### Data extract:
○ ○ ○ ○

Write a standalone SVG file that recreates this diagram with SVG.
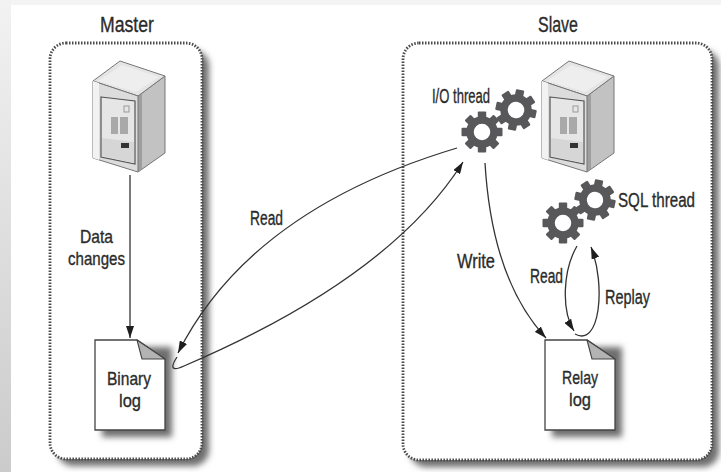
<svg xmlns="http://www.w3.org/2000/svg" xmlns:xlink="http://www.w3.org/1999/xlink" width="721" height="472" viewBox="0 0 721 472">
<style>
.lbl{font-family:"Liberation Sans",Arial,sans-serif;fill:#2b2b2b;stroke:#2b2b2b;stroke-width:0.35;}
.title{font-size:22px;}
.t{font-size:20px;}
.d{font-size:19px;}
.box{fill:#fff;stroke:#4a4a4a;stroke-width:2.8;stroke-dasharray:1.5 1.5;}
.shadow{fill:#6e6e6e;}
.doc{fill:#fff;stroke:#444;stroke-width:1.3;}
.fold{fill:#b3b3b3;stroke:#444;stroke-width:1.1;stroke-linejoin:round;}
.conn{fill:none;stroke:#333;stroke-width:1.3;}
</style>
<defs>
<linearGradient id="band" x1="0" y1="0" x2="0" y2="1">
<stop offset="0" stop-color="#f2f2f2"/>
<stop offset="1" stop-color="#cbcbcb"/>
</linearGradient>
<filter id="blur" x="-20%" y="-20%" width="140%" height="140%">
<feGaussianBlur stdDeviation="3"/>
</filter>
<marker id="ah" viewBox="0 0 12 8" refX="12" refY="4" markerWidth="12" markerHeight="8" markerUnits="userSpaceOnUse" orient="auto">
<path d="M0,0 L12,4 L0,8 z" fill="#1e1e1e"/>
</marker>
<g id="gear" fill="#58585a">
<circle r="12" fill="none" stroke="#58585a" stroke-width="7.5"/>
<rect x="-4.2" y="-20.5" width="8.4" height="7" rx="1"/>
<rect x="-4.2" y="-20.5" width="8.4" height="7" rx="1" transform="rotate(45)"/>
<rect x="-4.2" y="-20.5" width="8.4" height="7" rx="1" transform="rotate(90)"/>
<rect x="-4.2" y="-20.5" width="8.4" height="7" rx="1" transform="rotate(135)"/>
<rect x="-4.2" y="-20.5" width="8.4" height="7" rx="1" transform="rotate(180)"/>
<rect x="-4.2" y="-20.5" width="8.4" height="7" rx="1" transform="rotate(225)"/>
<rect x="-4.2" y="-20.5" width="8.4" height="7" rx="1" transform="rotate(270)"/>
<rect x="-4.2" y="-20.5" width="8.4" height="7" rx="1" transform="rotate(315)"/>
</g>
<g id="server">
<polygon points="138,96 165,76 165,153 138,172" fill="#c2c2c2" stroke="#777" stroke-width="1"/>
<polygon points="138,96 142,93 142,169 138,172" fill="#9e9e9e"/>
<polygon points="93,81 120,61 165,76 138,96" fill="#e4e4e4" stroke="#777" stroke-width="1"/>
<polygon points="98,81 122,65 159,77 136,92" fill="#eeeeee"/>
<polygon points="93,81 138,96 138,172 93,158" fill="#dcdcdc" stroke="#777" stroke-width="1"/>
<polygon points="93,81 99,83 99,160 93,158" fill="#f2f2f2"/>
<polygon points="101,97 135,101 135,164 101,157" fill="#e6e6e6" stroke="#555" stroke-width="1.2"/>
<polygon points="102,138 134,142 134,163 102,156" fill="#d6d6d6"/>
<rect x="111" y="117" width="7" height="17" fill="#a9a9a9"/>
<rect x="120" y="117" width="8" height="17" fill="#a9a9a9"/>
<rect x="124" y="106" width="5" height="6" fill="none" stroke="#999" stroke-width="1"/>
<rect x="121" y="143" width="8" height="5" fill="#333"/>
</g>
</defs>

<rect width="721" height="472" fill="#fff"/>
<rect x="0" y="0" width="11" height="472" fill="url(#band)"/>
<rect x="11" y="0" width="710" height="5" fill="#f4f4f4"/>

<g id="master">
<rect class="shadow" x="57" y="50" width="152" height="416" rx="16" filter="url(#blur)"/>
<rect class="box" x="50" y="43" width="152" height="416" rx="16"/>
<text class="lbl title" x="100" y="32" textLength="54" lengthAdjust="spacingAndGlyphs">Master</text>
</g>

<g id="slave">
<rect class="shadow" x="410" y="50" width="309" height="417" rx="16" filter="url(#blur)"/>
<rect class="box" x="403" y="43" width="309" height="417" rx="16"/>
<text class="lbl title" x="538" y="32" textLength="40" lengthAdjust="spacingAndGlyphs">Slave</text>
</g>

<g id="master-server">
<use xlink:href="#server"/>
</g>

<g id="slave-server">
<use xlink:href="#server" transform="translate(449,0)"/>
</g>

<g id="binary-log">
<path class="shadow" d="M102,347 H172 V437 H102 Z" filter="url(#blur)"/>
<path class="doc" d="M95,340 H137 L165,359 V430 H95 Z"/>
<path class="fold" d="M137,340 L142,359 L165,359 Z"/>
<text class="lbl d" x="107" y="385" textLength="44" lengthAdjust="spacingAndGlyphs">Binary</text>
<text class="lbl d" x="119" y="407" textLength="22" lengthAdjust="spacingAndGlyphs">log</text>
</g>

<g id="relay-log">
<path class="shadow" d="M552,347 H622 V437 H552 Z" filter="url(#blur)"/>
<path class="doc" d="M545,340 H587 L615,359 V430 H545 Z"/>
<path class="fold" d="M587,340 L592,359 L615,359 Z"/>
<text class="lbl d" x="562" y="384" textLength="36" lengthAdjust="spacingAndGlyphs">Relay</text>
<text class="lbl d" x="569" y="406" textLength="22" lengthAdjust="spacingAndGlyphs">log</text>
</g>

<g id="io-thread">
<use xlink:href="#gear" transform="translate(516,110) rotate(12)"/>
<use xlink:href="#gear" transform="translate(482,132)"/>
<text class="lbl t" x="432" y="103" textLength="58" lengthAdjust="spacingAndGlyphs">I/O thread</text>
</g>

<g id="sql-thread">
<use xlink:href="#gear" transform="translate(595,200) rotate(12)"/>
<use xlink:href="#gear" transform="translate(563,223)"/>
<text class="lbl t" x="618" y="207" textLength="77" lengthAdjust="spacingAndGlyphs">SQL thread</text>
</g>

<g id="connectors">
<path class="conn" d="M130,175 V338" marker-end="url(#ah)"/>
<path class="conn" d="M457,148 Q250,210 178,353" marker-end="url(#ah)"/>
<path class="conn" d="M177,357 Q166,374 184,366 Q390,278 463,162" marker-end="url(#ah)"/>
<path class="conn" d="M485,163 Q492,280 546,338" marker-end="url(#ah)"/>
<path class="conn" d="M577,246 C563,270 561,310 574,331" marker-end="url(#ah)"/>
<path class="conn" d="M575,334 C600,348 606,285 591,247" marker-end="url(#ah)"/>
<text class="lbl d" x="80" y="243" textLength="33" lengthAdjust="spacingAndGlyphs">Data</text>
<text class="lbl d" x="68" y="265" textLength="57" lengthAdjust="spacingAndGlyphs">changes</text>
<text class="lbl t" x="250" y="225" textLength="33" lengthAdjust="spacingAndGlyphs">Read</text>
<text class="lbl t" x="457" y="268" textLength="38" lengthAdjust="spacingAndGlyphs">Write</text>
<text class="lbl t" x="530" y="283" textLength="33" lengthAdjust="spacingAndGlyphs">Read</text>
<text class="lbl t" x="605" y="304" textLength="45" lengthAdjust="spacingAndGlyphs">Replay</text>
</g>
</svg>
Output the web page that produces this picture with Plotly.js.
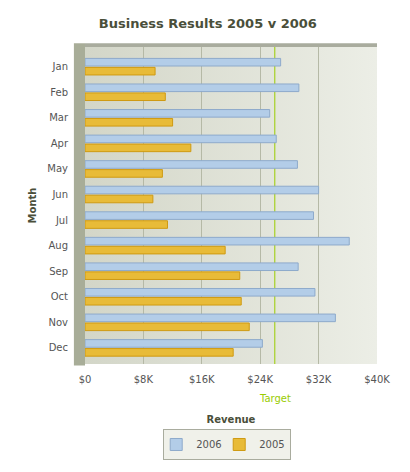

○ ○ ○ ○

### Aim of the exercise:
Pull out every line of the records that includes the string "Write".

### Expected answer:
Write a standalone SVG file that recreates this diagram with SVG.
<text class="lbl t" x="457" y="268" textLength="38" lengthAdjust="spacingAndGlyphs">Write</text>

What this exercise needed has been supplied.